▶ _REQUEST_
Skip any picture you find and retype all the remaining lines exactly.

▶ _DATA EXCERPT_

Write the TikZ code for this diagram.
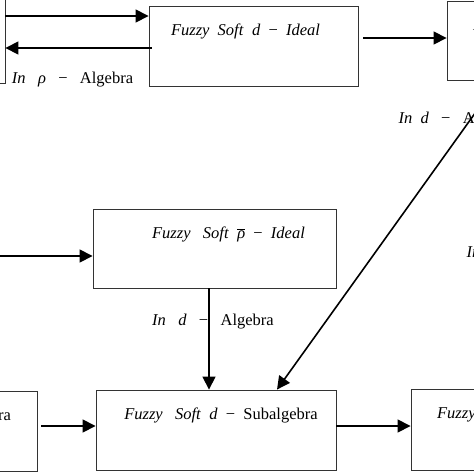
\documentclass[tikz,border=0pt]{standalone}
\usepackage{fontspec}
\setmainfont{Liberation Serif}
\usetikzlibrary{arrows.meta}
\tikzset{
  block/.style={draw=black!80, line width=0.9pt, minimum width=#1, minimum height=80pt, inner sep=0pt},
  title/.style={anchor=north, yshift=-15pt, font=\fontsize{16.5}{19}\selectfont},
  tag/.style={font=\fontsize{16.5}{19}\selectfont},
  link/.style={line width=1.6pt, -{Triangle[length=13pt,width=13pt]}}
}
\newcommand{\gap}{\hspace{0.5em}}
\newcommand{\wgap}{\hspace{0.75em}}

\begin{document}
\begin{tikzpicture}[x=1pt,y=-1pt]
  \useasboundingbox (0,0) rectangle (474,474);
  \clip (0,0) rectangle (474,474);
  % boxes
  \node[block=155pt, minimum height=93pt] (topLeft) at (-72.5,36.5) {};
  \node[block=209pt, label={[title, xshift=-8pt]north:{\textit{Fuzzy}\gap\textit{Soft}\gap\textit{d}\gap−\gap\textit{Ideal}}}] (dIdeal) at (253.5,46) {};
  \node[block=213pt, minimum height=79pt, label={[title, anchor=north west, xshift=23pt]north west:{\textit{Fuzzy}\gap\textit{Soft}\gap\textit{d}\gap−\gap\textit{Ideal}}}] (topRight) at (553.5,40.5) {};
  \node[block=243pt, minimum height=79pt, label={[title, xshift=14pt]north:{\textit{Fuzzy}\wgap\textit{Soft}\gap$\overline{\textit{ρ}}$\gap−\gap\textit{Ideal}}}] (rhoIdeal) at (214.5,248.5) {};
  \node[block=234pt, label={[title, anchor=north east, xshift=-23pt]north east:{\textit{Fuzzy}\gap\textit{Soft}\gap\textit{ρ}\gap−\gap Subalgebra}}] (botLeft) at (-80,431) {};
  \node[block=240pt, label={[title, xshift=5pt]north:{\textit{Fuzzy}\wgap\textit{Soft}\gap\textit{d}\gap−\gap Subalgebra}}] (dSub) at (216,430) {};
  \node[block=239pt, minimum height=81pt, label={[title, anchor=north west, xshift=23pt]north west:{\textit{Fuzzy}\gap\textit{Soft}\gap$\overline{\textit{ρ}}$\gap−\gap Subalgebra}}] (botRight) at (530.5,429.5) {};
  % arrow texts
  \node[tag] (tRho) at (72.5,80) {\textit{In}\wgap\textit{ρ}\wgap−\wgap Algebra};
  \node[tag, anchor=west] (tDiag) at (395,120) {\textit{In}\gap\textit{d}\wgap−\wgap Algebra};
  \node[tag] (tMid) at (213,322) {\textit{In}\wgap\textit{d}\wgap−\wgap Algebra};
  \node[tag, anchor=west] (tRight) at (463,254) {\textit{In}\gap\textit{d}\wgap−\wgap Algebra};
  \coordinate (inLeft) at (-10,256);
  % arrows
  \begin{scope}[link]
    \draw ([yshift=20.5pt]topLeft.east) -- ([yshift=30pt]dIdeal.west);
    \draw ([xshift=3pt,yshift=-2pt]dIdeal.west) -- ([yshift=-11.5pt]topLeft.east);
    \draw[shorten <=5pt] ([yshift=8pt]dIdeal.east) -- ([yshift=2.5pt]topRight.west);
    \draw ([xshift=-55pt]topRight.south) -- ([xshift=61pt]dSub.north);
    \draw (inLeft) -- (inLeft -| rhoIdeal.west);
    \draw ([xshift=-5.5pt]rhoIdeal.south) -- ([xshift=-5.5pt]rhoIdeal.south |- dSub.north);
    \draw[shorten <=4pt] ([yshift=5pt]botLeft.east) -- ([yshift=4pt]dSub.west);
    \draw ([yshift=4pt]dSub.east) -- ([yshift=3.5pt]botRight.west);
  \end{scope}
\end{tikzpicture}
\end{document}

▶ _RIGHT ANSWER_
Write the TikZ code for this diagram.
\documentclass[tikz,border=0pt]{standalone}
\usepackage{fontspec}
\setmainfont{Liberation Serif}
\usetikzlibrary{arrows.meta}
\tikzset{
  block/.style={draw=black!80, line width=0.9pt, minimum width=#1, minimum height=80pt, inner sep=0pt},
  title/.style={anchor=north, yshift=-15pt, font=\fontsize{16.5}{19}\selectfont},
  tag/.style={font=\fontsize{16.5}{19}\selectfont},
  link/.style={line width=1.6pt, -{Triangle[length=13pt,width=13pt]}}
}
\newcommand{\gap}{\hspace{0.5em}}
\newcommand{\wgap}{\hspace{0.75em}}

\begin{document}
\begin{tikzpicture}[x=1pt,y=-1pt]
  \useasboundingbox (0,0) rectangle (474,474);
  \clip (0,0) rectangle (474,474);
  % boxes
  \node[block=155pt, minimum height=93pt] (topLeft) at (-72.5,36.5) {};
  \node[block=209pt, label={[title, xshift=-8pt]north:{\textit{Fuzzy}\gap\textit{Soft}\gap\textit{d}\gap−\gap\textit{Ideal}}}] (dIdeal) at (253.5,46) {};
  \node[block=213pt, minimum height=79pt, label={[title, anchor=north west, xshift=23pt]north west:{\textit{Fuzzy}\gap\textit{Soft}\gap\textit{d}\gap−\gap\textit{Ideal}}}] (topRight) at (553.5,40.5) {};
  \node[block=243pt, minimum height=79pt, label={[title, xshift=14pt]north:{\textit{Fuzzy}\wgap\textit{Soft}\gap$\overline{\textit{ρ}}$\gap−\gap\textit{Ideal}}}] (rhoIdeal) at (214.5,248.5) {};
  \node[block=234pt, label={[title, anchor=north east, xshift=-23pt]north east:{\textit{Fuzzy}\gap\textit{Soft}\gap\textit{ρ}\gap−\gap Subalgebra}}] (botLeft) at (-80,431) {};
  \node[block=240pt, label={[title, xshift=5pt]north:{\textit{Fuzzy}\wgap\textit{Soft}\gap\textit{d}\gap−\gap Subalgebra}}] (dSub) at (216,430) {};
  \node[block=239pt, minimum height=81pt, label={[title, anchor=north west, xshift=23pt]north west:{\textit{Fuzzy}\gap\textit{Soft}\gap$\overline{\textit{ρ}}$\gap−\gap Subalgebra}}] (botRight) at (530.5,429.5) {};
  % arrow texts
  \node[tag] (tRho) at (72.5,80) {\textit{In}\wgap\textit{ρ}\wgap−\wgap Algebra};
  \node[tag, anchor=west] (tDiag) at (395,120) {\textit{In}\gap\textit{d}\wgap−\wgap Algebra};
  \node[tag] (tMid) at (213,322) {\textit{In}\wgap\textit{d}\wgap−\wgap Algebra};
  \node[tag, anchor=west] (tRight) at (463,254) {\textit{In}\gap\textit{d}\wgap−\wgap Algebra};
  \coordinate (inLeft) at (-10,256);
  % arrows
  \begin{scope}[link]
    \draw ([yshift=20.5pt]topLeft.east) -- ([yshift=30pt]dIdeal.west);
    \draw ([xshift=3pt,yshift=-2pt]dIdeal.west) -- ([yshift=-11.5pt]topLeft.east);
    \draw[shorten <=5pt] ([yshift=8pt]dIdeal.east) -- ([yshift=2.5pt]topRight.west);
    \draw ([xshift=-55pt]topRight.south) -- ([xshift=61pt]dSub.north);
    \draw (inLeft) -- (inLeft -| rhoIdeal.west);
    \draw ([xshift=-5.5pt]rhoIdeal.south) -- ([xshift=-5.5pt]rhoIdeal.south |- dSub.north);
    \draw[shorten <=4pt] ([yshift=5pt]botLeft.east) -- ([yshift=4pt]dSub.west);
    \draw ([yshift=4pt]dSub.east) -- ([yshift=3.5pt]botRight.west);
  \end{scope}
\end{tikzpicture}
\end{document}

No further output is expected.